Where lineage also pays for itself is wiring into your transformation layer. If you're running dbt in production, the dbt-ol wrapper emits OpenLineage events for every model run with effectively no code change — it's one of the lowest-effort lineage integrations available, which is part of why dbt shops are often the first to get real column-level coverage.

# Run dbt wrapped with the OpenLineage integration; events are emitted
# to whatever OPENLINEAGE_URL points at (Marquez, or another OL-compatible backend)
export OPENLINEAGE_URL=http://marquez:5000
export OPENLINEAGE_NAMESPACE=analytics_prod
dbt-ol run --select finance_daily_summary+

What to carry away

Lineage stops being a diagram and starts being useful the moment it's captured automatically, as a byproduct of execution, rather than hand-maintained. OpenLineage gives you a standard event format that orchestrators, Spark, and dbt can all emit without bespoke integrations, and Marquez (or another OpenLineage-compatible backend) turns those events into a queryable graph. Column-level lineage is the version worth having — table-level tells you too little about real blast radius — but it comes from a mix of static SQL parsing and runtime instrumentation, neither of which is complete alone, so treat coverage as a spectrum and validate before trusting it for anything irreversible.

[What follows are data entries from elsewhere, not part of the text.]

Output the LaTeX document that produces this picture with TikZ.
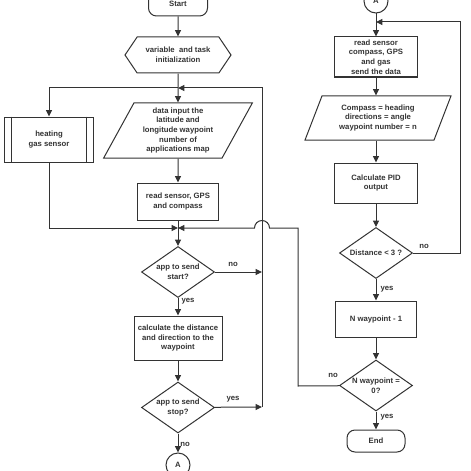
\documentclass[tikz,border=0pt]{standalone}
\usepackage{fontspec}
\setmainfont{Liberation Sans}
\usetikzlibrary{shapes.geometric,shapes.symbols,arrows.meta}
\begin{document}
\begin{tikzpicture}[x=0.5mm, y=-0.5mm, line width=0.5mm, color=black!80,
  every node/.style={font=\fontsize{11}{13.6}\selectfont\bfseries, align=center},
  box/.style={draw, rectangle, inner sep=0pt},
  term/.style={draw, rectangle, rounded corners=4mm, inner sep=0pt},
  io/.style={draw, trapezium, trapezium stretches=true, inner sep=0pt},
  dec/.style={draw, diamond, inner sep=0pt, minimum width=36.5mm, minimum height=25.5mm},
  conn/.style={draw, circle, inner sep=0pt, minimum size=12mm},
  arr/.style={-{Triangle[length=3.2mm, width=3mm]}}]
\useasboundingbox (0,0) rectangle (471,471);
\node[term, minimum width=29.5mm, minimum height=12mm] (start) at (178,4) {Start};
\node[draw, signal, signal to=west and east, signal pointer angle=112, inner sep=0pt,
  minimum width=53mm, minimum height=18mm] (init) at (178,55) {variable\ \ and task\\initialization};
\node[io, trapezium left angle=62, trapezium right angle=118, minimum width=74.5mm,
  minimum height=27.5mm] (data) at (178,130.5) {data input the\\latitude and\\longitude waypoint\\number of\\applications map};
\node[box, minimum width=44mm, minimum height=22.5mm] (heat) at (49,139.5) {heating\\gas sensor};
\draw ([xshift=3.5mm]heat.north west) -- ([xshift=3.5mm]heat.south west);
\draw ([xshift=-3.5mm]heat.north east) -- ([xshift=-3.5mm]heat.south east);
\node[box, minimum width=40.5mm, minimum height=18.5mm] (readL) at (178,201.5) {read sensor, GPS\\and compass};
\node[dec, label={[name=tstart]center:app to send\\start?}] (qstart) at (178,272) {};
\node[box, minimum width=44mm, minimum height=22mm] (calc) at (178,338) {calculate the distance\\and direction to the\\waypoint};
\node[dec, label={[name=tstop]center:app to send\\stop?}] (qstop) at (178,407.5) {};
\node[conn] (aL) at (178,465) {A};
\node[conn] (aR) at (376,1) {A};
\node[box, minimum width=41.5mm, minimum height=20mm] (readR) at (376,57) {read sensor\\compass, GPS\\and gas\\send the data};
\node[io, trapezium left angle=66, trapezium right angle=114, minimum width=73mm,
  minimum height=22mm] (io2) at (378,118) {Compass = heading\\directions = angle\\waypoint number = n};
\node[box, minimum width=41.5mm, minimum height=20mm] (pid) at (376,183) {Calculate PID\\output};
\node[dec, label={[name=tdist]center:Distance < 3 ?}] (qdist) at (376,253) {};
\node[box, minimum width=40.5mm, minimum height=18mm] (nm1) at (376,319) {N waypoint - 1};
\node[dec, label={[name=tn0]center:N waypoint =\\0?}] (qn0) at (376,385.5) {};
\node[term, minimum width=29mm, minimum height=11mm] (end) at (376,441) {End};
\node (lno1) at (233,264) {no};
\node (lyes1) at (188,301) {yes};
\node (lyes2) at (233,399) {yes};
\node (lno2) at (185,444) {no};
\node (lno3) at (424,246) {no};
\node (lyes3) at (387,289) {yes};
\node (lno4) at (333,375) {no};
\node (lyes4) at (387,417) {yes};
\coordinate (j1) at (178,88);
\coordinate (j2) at (178,228);
\coordinate (j3) at (376,22);
\coordinate (c1) at (262,272);
\coordinate (c2) at (262,407);
\coordinate (c3) at (460,253);
\coordinate (c4) at (298,386);
\coordinate (hop) at (262,228);
\draw[arr] (start) -- (init);
\draw[arr] (init) -- (data);
\draw[arr] (j1) -| (heat);
\draw[arr] (c2) |- (j1);
\draw[arr] (data) -- (readL);
\draw[arr] (heat) |- (j2);
\draw[arr] (readL) -- (qstart);
\draw[arr] (qn0) -- (c4) |- ([xshift=3.75mm]hop) arc (0:180:3.75mm) -- (j2);
\draw[arr] (qstart) -- (c1);
\draw[arr] (qstart) -- (calc);
\draw[arr] (calc) -- (qstop);
\draw[arr] (qstop) -- (c2);
\draw[arr] (qstop) -- (aL);
\draw[arr] (aR) -- (readR);
\draw[arr] (qdist) -- (c3) |- (j3);
\draw[arr] (readR) -- (readR |- io2.north);
\draw[arr] (io2.south -| pid) -- (pid);
\draw[arr] (pid) -- (qdist);
\draw[arr] (qdist) -- (nm1);
\draw[arr] (nm1) -- (qn0);
\draw[arr] (qn0) -- (end);
\end{tikzpicture}
\end{document}
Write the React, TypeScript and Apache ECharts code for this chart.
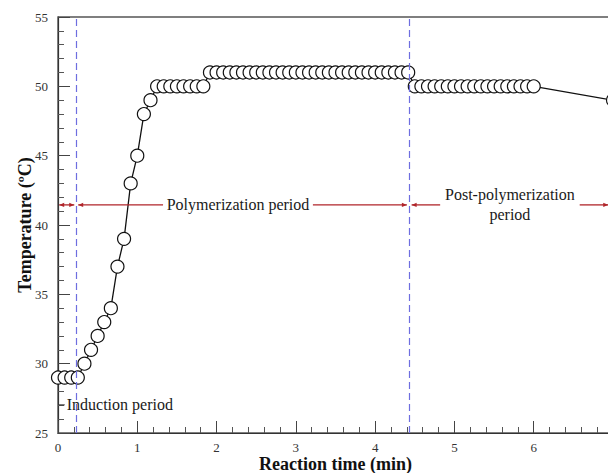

The single best use of a working lineage graph is impact analysis before you change or delete something — and the single biggest risk is trusting a graph that has invisible edges from uninstrumented tools, manual scripts, or notebooks reading production directly. Build lineage in from the orchestrator and transformation layer outward, cross-check it against real query logs periodically, and treat any gap you find as something to close rather than an acceptable footnote.